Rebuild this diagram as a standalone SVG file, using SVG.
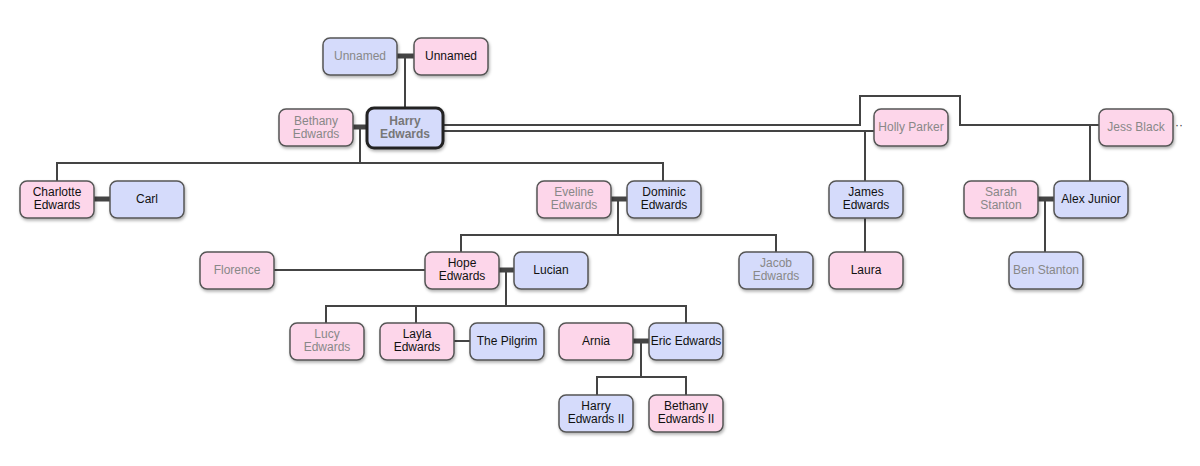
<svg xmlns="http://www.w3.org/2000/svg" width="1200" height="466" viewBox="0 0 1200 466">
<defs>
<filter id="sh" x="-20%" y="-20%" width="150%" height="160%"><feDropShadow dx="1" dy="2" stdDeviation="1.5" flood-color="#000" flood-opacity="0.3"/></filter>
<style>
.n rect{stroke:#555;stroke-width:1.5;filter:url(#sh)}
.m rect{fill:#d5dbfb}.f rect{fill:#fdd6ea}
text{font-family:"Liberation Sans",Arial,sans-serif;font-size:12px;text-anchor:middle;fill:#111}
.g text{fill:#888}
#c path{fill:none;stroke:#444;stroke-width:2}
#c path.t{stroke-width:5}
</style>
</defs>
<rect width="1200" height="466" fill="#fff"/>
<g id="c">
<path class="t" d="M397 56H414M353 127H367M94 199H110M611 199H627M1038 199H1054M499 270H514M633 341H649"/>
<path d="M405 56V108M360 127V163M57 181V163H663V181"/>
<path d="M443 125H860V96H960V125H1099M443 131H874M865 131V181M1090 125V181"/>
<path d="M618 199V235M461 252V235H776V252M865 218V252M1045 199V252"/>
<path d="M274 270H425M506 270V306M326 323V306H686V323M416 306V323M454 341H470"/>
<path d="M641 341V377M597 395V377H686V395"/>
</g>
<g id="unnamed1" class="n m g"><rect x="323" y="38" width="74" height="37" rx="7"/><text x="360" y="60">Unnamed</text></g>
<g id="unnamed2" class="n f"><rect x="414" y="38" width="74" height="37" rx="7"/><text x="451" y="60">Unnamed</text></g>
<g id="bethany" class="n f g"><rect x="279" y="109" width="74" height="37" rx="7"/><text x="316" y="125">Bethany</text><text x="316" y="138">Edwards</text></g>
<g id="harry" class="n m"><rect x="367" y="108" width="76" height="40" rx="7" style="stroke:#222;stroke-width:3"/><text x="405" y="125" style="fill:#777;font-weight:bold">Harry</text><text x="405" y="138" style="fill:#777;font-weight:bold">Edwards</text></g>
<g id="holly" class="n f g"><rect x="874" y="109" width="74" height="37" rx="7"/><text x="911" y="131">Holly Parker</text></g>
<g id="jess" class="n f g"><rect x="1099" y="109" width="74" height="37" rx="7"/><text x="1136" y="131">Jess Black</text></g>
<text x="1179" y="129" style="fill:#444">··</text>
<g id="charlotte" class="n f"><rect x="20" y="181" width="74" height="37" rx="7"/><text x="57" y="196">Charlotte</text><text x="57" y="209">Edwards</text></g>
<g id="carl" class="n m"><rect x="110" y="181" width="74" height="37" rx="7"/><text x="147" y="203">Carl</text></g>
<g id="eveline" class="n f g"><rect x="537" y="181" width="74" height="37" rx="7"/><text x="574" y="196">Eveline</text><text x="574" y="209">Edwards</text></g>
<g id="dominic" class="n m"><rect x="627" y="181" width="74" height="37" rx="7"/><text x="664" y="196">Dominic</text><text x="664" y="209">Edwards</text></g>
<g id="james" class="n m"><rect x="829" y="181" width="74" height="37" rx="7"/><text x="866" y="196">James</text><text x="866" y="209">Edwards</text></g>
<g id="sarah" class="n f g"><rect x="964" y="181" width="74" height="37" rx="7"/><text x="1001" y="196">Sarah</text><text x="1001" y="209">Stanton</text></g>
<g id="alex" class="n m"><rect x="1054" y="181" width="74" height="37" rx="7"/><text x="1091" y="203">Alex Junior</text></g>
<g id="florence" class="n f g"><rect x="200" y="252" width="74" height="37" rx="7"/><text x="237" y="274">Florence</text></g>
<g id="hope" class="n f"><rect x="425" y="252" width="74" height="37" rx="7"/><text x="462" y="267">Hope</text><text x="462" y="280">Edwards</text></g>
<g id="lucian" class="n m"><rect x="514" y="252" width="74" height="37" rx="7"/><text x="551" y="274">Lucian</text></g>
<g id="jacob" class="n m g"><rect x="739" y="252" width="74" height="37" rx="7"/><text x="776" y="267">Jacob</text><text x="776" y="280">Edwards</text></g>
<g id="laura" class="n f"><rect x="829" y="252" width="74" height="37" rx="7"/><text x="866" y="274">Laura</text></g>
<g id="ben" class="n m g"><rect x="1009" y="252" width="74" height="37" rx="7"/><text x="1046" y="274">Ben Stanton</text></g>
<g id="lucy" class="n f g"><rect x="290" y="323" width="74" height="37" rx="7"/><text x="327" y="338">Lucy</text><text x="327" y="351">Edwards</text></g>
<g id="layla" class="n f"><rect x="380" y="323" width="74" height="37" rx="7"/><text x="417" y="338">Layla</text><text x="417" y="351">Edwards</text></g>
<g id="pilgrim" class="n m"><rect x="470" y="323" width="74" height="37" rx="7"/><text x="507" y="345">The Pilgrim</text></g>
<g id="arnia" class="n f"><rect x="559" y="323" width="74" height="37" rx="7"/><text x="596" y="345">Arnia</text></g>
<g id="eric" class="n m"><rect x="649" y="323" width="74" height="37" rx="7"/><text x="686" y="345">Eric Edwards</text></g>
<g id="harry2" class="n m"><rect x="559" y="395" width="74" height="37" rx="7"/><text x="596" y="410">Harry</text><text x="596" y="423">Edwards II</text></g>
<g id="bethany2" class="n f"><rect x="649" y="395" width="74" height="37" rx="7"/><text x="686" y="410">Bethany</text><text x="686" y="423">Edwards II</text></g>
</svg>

# # # # #

**Goal**: Exclude the images, then output the data above word for word.

**Reply to the exercise**:
Rebuild this diagram as a standalone SVG file, using SVG.
<svg xmlns="http://www.w3.org/2000/svg" width="1200" height="466" viewBox="0 0 1200 466">
<defs>
<filter id="sh" x="-20%" y="-20%" width="150%" height="160%"><feDropShadow dx="1" dy="2" stdDeviation="1.5" flood-color="#000" flood-opacity="0.3"/></filter>
<style>
.n rect{stroke:#555;stroke-width:1.5;filter:url(#sh)}
.m rect{fill:#d5dbfb}.f rect{fill:#fdd6ea}
text{font-family:"Liberation Sans",Arial,sans-serif;font-size:12px;text-anchor:middle;fill:#111}
.g text{fill:#888}
#c path{fill:none;stroke:#444;stroke-width:2}
#c path.t{stroke-width:5}
</style>
</defs>
<rect width="1200" height="466" fill="#fff"/>
<g id="c">
<path class="t" d="M397 56H414M353 127H367M94 199H110M611 199H627M1038 199H1054M499 270H514M633 341H649"/>
<path d="M405 56V108M360 127V163M57 181V163H663V181"/>
<path d="M443 125H860V96H960V125H1099M443 131H874M865 131V181M1090 125V181"/>
<path d="M618 199V235M461 252V235H776V252M865 218V252M1045 199V252"/>
<path d="M274 270H425M506 270V306M326 323V306H686V323M416 306V323M454 341H470"/>
<path d="M641 341V377M597 395V377H686V395"/>
</g>
<g id="unnamed1" class="n m g"><rect x="323" y="38" width="74" height="37" rx="7"/><text x="360" y="60">Unnamed</text></g>
<g id="unnamed2" class="n f"><rect x="414" y="38" width="74" height="37" rx="7"/><text x="451" y="60">Unnamed</text></g>
<g id="bethany" class="n f g"><rect x="279" y="109" width="74" height="37" rx="7"/><text x="316" y="125">Bethany</text><text x="316" y="138">Edwards</text></g>
<g id="harry" class="n m"><rect x="367" y="108" width="76" height="40" rx="7" style="stroke:#222;stroke-width:3"/><text x="405" y="125" style="fill:#777;font-weight:bold">Harry</text><text x="405" y="138" style="fill:#777;font-weight:bold">Edwards</text></g>
<g id="holly" class="n f g"><rect x="874" y="109" width="74" height="37" rx="7"/><text x="911" y="131">Holly Parker</text></g>
<g id="jess" class="n f g"><rect x="1099" y="109" width="74" height="37" rx="7"/><text x="1136" y="131">Jess Black</text></g>
<text x="1179" y="129" style="fill:#444">··</text>
<g id="charlotte" class="n f"><rect x="20" y="181" width="74" height="37" rx="7"/><text x="57" y="196">Charlotte</text><text x="57" y="209">Edwards</text></g>
<g id="carl" class="n m"><rect x="110" y="181" width="74" height="37" rx="7"/><text x="147" y="203">Carl</text></g>
<g id="eveline" class="n f g"><rect x="537" y="181" width="74" height="37" rx="7"/><text x="574" y="196">Eveline</text><text x="574" y="209">Edwards</text></g>
<g id="dominic" class="n m"><rect x="627" y="181" width="74" height="37" rx="7"/><text x="664" y="196">Dominic</text><text x="664" y="209">Edwards</text></g>
<g id="james" class="n m"><rect x="829" y="181" width="74" height="37" rx="7"/><text x="866" y="196">James</text><text x="866" y="209">Edwards</text></g>
<g id="sarah" class="n f g"><rect x="964" y="181" width="74" height="37" rx="7"/><text x="1001" y="196">Sarah</text><text x="1001" y="209">Stanton</text></g>
<g id="alex" class="n m"><rect x="1054" y="181" width="74" height="37" rx="7"/><text x="1091" y="203">Alex Junior</text></g>
<g id="florence" class="n f g"><rect x="200" y="252" width="74" height="37" rx="7"/><text x="237" y="274">Florence</text></g>
<g id="hope" class="n f"><rect x="425" y="252" width="74" height="37" rx="7"/><text x="462" y="267">Hope</text><text x="462" y="280">Edwards</text></g>
<g id="lucian" class="n m"><rect x="514" y="252" width="74" height="37" rx="7"/><text x="551" y="274">Lucian</text></g>
<g id="jacob" class="n m g"><rect x="739" y="252" width="74" height="37" rx="7"/><text x="776" y="267">Jacob</text><text x="776" y="280">Edwards</text></g>
<g id="laura" class="n f"><rect x="829" y="252" width="74" height="37" rx="7"/><text x="866" y="274">Laura</text></g>
<g id="ben" class="n m g"><rect x="1009" y="252" width="74" height="37" rx="7"/><text x="1046" y="274">Ben Stanton</text></g>
<g id="lucy" class="n f g"><rect x="290" y="323" width="74" height="37" rx="7"/><text x="327" y="338">Lucy</text><text x="327" y="351">Edwards</text></g>
<g id="layla" class="n f"><rect x="380" y="323" width="74" height="37" rx="7"/><text x="417" y="338">Layla</text><text x="417" y="351">Edwards</text></g>
<g id="pilgrim" class="n m"><rect x="470" y="323" width="74" height="37" rx="7"/><text x="507" y="345">The Pilgrim</text></g>
<g id="arnia" class="n f"><rect x="559" y="323" width="74" height="37" rx="7"/><text x="596" y="345">Arnia</text></g>
<g id="eric" class="n m"><rect x="649" y="323" width="74" height="37" rx="7"/><text x="686" y="345">Eric Edwards</text></g>
<g id="harry2" class="n m"><rect x="559" y="395" width="74" height="37" rx="7"/><text x="596" y="410">Harry</text><text x="596" y="423">Edwards II</text></g>
<g id="bethany2" class="n f"><rect x="649" y="395" width="74" height="37" rx="7"/><text x="686" y="410">Bethany</text><text x="686" y="423">Edwards II</text></g>
</svg>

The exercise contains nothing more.